Maps of Istanbul
«All other cities are doomed,
but I imagine that as long as people
exist, Constantinople will exist.”
Assembling 100 maps that depict 500 years of Istanbul’s history, Ayse Yetiskin Kubilay’s work also bears traces of the book ‘Maps of Istanbul 1422-1922’
Braun&Hogenberg – 1522
At the bottom, there is the figure of the Sultan with his bodyguards. On both sides of the map, portraits of the Ottoman Sultans that had reigned until that period are depicted.

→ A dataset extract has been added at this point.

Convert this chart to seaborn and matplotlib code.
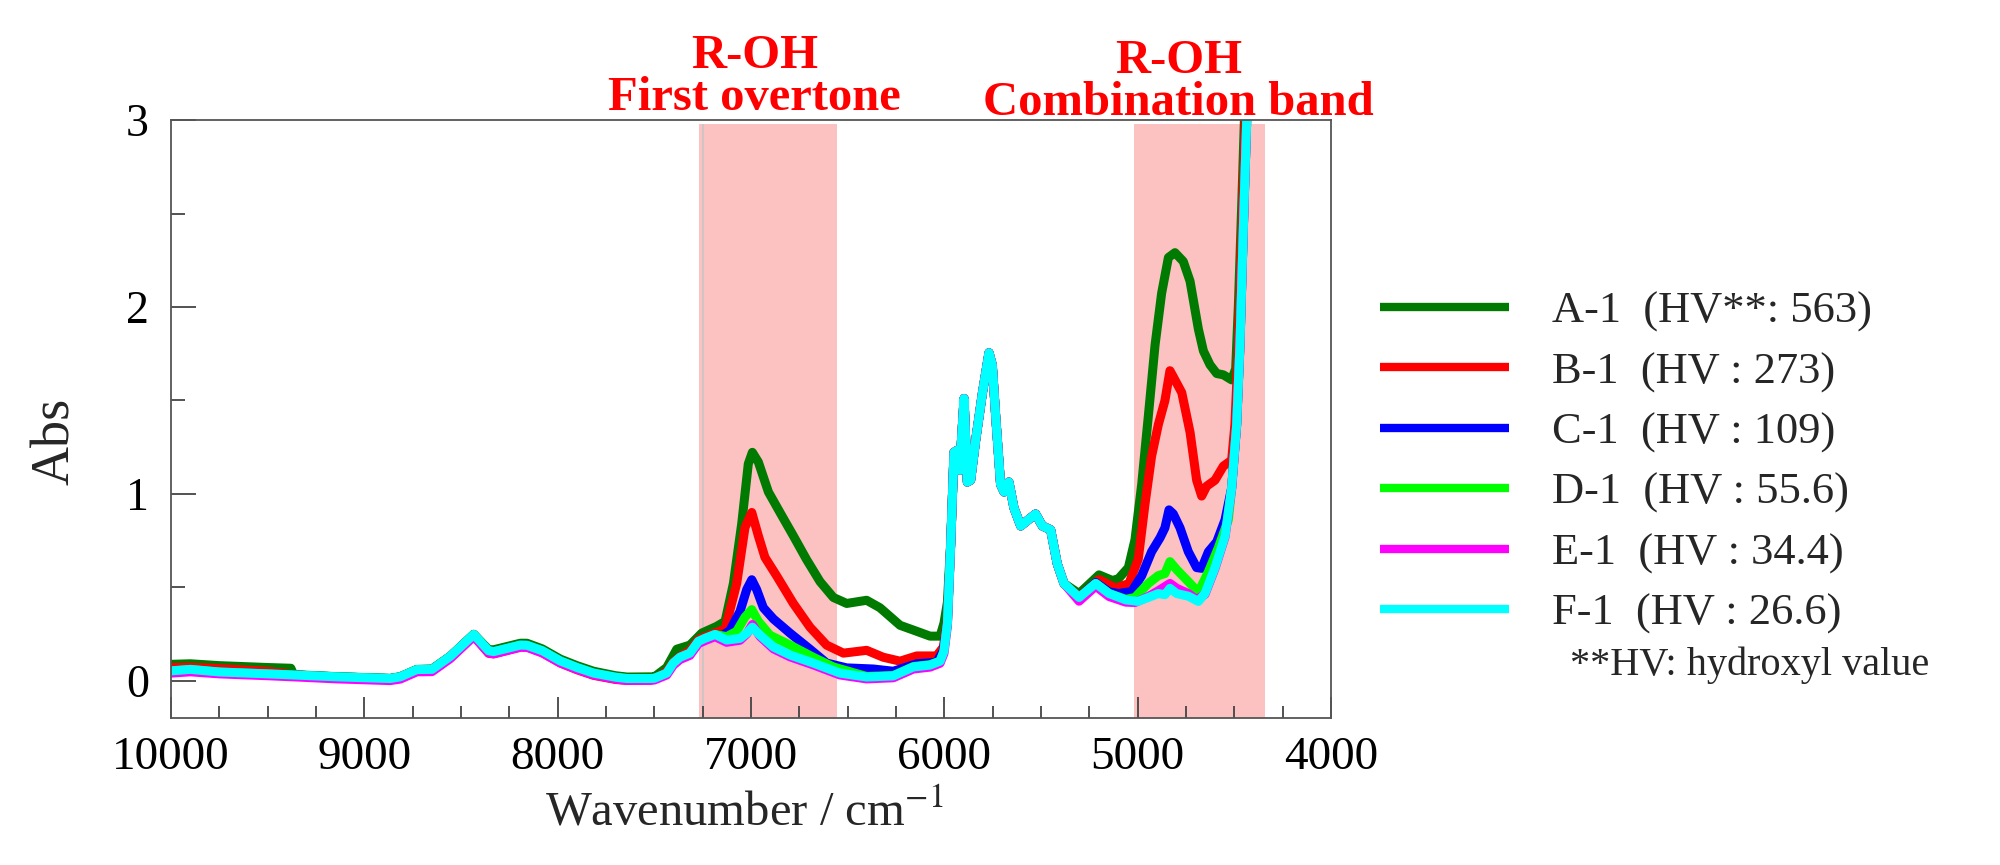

On the map cartridge, there is a German soldier with his war tools standing against an Ottoman janissary with his own arms.
Andelfinger – 1735
The map is designed to feature a beautiful panorama of the Golden Horn, beginning from Sarayburnu and ending in Eyup. On the right, there is a small map of the Balkans depicting the Ottoman Empire’s presence in the area. The Sultan’s kavug, placed in the middle of the map, bears a flag on it with the words “Timişoara, Petervaradin, Belgrade” which refer to the Petervaradin War in 1716 between the Ottomans and Austria. The Ottoman Empire was defeated in this war.
Grelot – 1680
Normally, the northern direction appears at the top of a map, but in this particular map, the north has been placed where the west would normally be.
Buondelmonte – 1422
The Buontelmonte map is the oldest map ever known in literature.
Renowned 16th century scholar Petrus Gyllius likened Istanbul to an eagle with spread-out wings, upon his visit to the city to examine its Roman and Byzantine relics. Sarayburnu is the eagle’s beak and the tilting wings are Pera and the walled city.